An amortization schedule is a table showing each payment’s breakdown over the life of the loan. It includes:

  • Payment number
  • Payment amount
  • Principal portion
  • Interest portion
  • Remaining balance
  • Total interest paid to date

The schedule shows how the principal/interest ratio shifts over time. Early payments are mostly interest, while later payments are mostly principal. The schedule ensures that your final payment will exactly pay off your loan balance.

Is it better to pay extra on principal or invest?

This depends on your mortgage interest rate and potential investment returns:

  • If your mortgage rate > expected after-tax investment returns: Pay extra on principal
  • If your mortgage rate < expected after-tax investment returns: Invest the extra funds

For example, with a 3.5% mortgage rate, historically you’d likely earn more by investing in a diversified portfolio (average ~7% return). But with a 6% mortgage rate, paying extra principal might be better. Also consider:

  • Risk tolerance (investing has market risk)
  • Tax implications (mortgage interest may be deductible)
  • Psychological benefit of owning your home sooner
What happens if I make a large principal payment?
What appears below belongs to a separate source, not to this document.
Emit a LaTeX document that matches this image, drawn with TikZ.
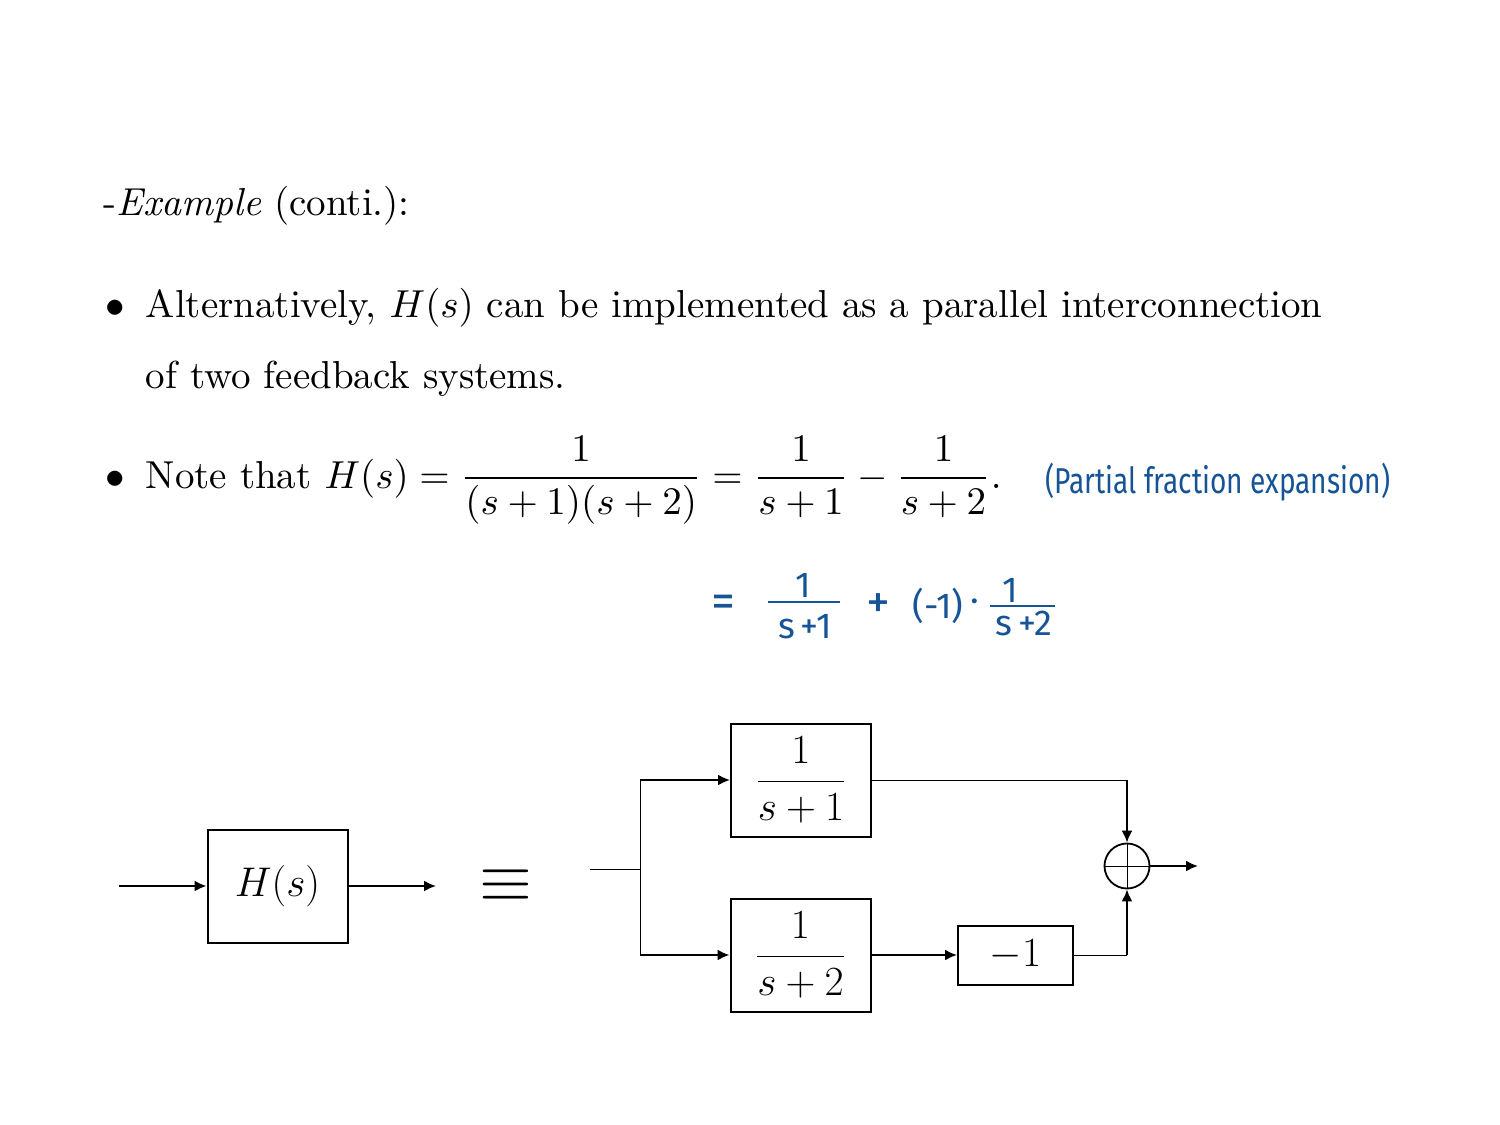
\documentclass[tikz,border=0pt]{standalone}
\usepackage{fontspec}
\usepackage{amsmath}
\usepackage{xcolor}
\usetikzlibrary{arrows.meta, positioning, calc}
\newfontfamily\handfont{Fira Sans}
\definecolor{inkblue}{RGB}{22,84,150}

\begin{document}
\begin{tikzpicture}[
  x=0.5pt, y=-0.5pt,
  txt/.style={anchor=base west, inner sep=0pt, font=\fontsize{10}{12}\selectfont, scale=1.95, transform shape},
  hand/.style={inner sep=0pt, text=inkblue, font=\handfont\fontsize{18}{22}\selectfont},
  handop/.style={hand, font=\handfont\fontsize{24}{28}\selectfont},
  block/.style={
    draw, line width=1pt, inner sep=0pt,
    minimum width=70pt, minimum height=56.5pt,
    font=\fontsize{20.7}{24}\selectfont
  },
  sig/.style={-{Latex[length=6pt, width=5.5pt]}, line width=1pt},
  wire/.style={line width=0.5pt},
]
  \useasboundingbox (0,0) rectangle (1500,1125);

  % Heading and bullets
  \node[txt] (title) at (103,215) {-\emph{Example} (conti.):};
  \node[txt] (dot1) at (105,317) {$\bullet$};
  \node[txt] (alt1) at (145,317) {Alternatively, $H(s)$ can be implemented as a parallel interconnection};
  \node[txt] (alt2) at (145,388) {of two feedback systems.};
  \node[txt] (dot2) at (105,488) {$\bullet$};
  \node[txt] (note) at (145,488) {Note that $\displaystyle H(s)=\frac{1}{(s+1)(s+2)}=\frac{1}{s+1}-\frac{1}{s+2}.$};

  % Handwritten notes
  \node[hand] (pfe) at (1218,482) {\scalebox{0.78}[1]{(Partial fraction expansion)}};
  \node[handop] (heq) at (723,606) {=};
  \node[hand] (hn1) at (803,585) {1};
  \node[hand] (hd1) at (805,627) {s\,+1};
  \draw[inkblue, line width=0.7pt] (768,602) -- (840,602);
  \node[handop] (hplus) at (878,606) {+};
  \node[hand] (hneg) at (938,606) {(-1)};
  \node[hand] (hdot) at (975,606) {·};
  \node[hand] (hn2) at (1010,590) {1};
  \node[hand] (hd2) at (1024,623) {s\,+2};
  \draw[inkblue, line width=0.7pt] (990,606) -- (1055,606);

  % Left system
  \node[block] (hs) at (277.5,886) {$H(s)$};
  \coordinate (hin) at (119,886);
  \coordinate (hout) at (436,886);
  \draw[sig] (hin) -- (hs);
  \draw[sig] (hs) -- (hout);
  \node (eqv) at (506,886) {\scalebox{3.4}{$\equiv$}};

  % Parallel interconnection
  \node[block] (g1) at (801,780) {$\dfrac{1}{s+1}$};
  \node[block] (g2) at (800.5,955) {$\dfrac{1}{s+2}$};
  \node[block, minimum width=57.5pt, minimum height=29.5pt] (gain) at (1015.5,955) {$-1$};
  \node[draw, circle, line width=0.9pt, minimum size=22.5pt, inner sep=0pt] (sum) at (1127,866) {};
  \draw[wire] (sum.north) -- (sum.south) (sum.west) -- (sum.east);

  \coordinate (in) at (590,869);
  \coordinate (split) at (640,869);
  \coordinate (up) at (640,780);
  \coordinate (dn) at (640,955);
  \coordinate (out) at (1198,866);

  \draw[wire] (in) -- (split);
  \draw[wire] (up) -- (dn);
  \draw[sig] (up) -- (g1);
  \draw[sig] (dn) -- (g2);
  \draw[sig] (g2) -- (gain);
  \draw[wire] (g1.east) -- (g1.east -| sum);
  \draw[sig] (g1.east -| sum) -- (sum.north);
  \draw[wire] (gain.east) -- (gain.east -| sum);
  \draw[sig] (gain.east -| sum) -- (sum.south);
  \draw[sig] (sum) -- (out);

\end{tikzpicture}
\end{document}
Making a large principal payment has several effects:

  1. Immediate Impact: Your loan balance decreases by the payment amount
  2. Interest Savings: Future interest is calculated on the reduced balance
  3. Shorter Term: Your loan will be paid off sooner (unless you recast)
  4. Equity Increase: Your home equity increases by the payment amount

Example: On a $300,000 loan at 4.5%, a $50,000 principal payment at year 5 would:

  • Save ~$35,000 in interest
  • Shorten the loan by ~5 years
  • Increase equity immediately by $50,000

Always confirm with your lender that the payment will be applied to principal and not held as a prepayment.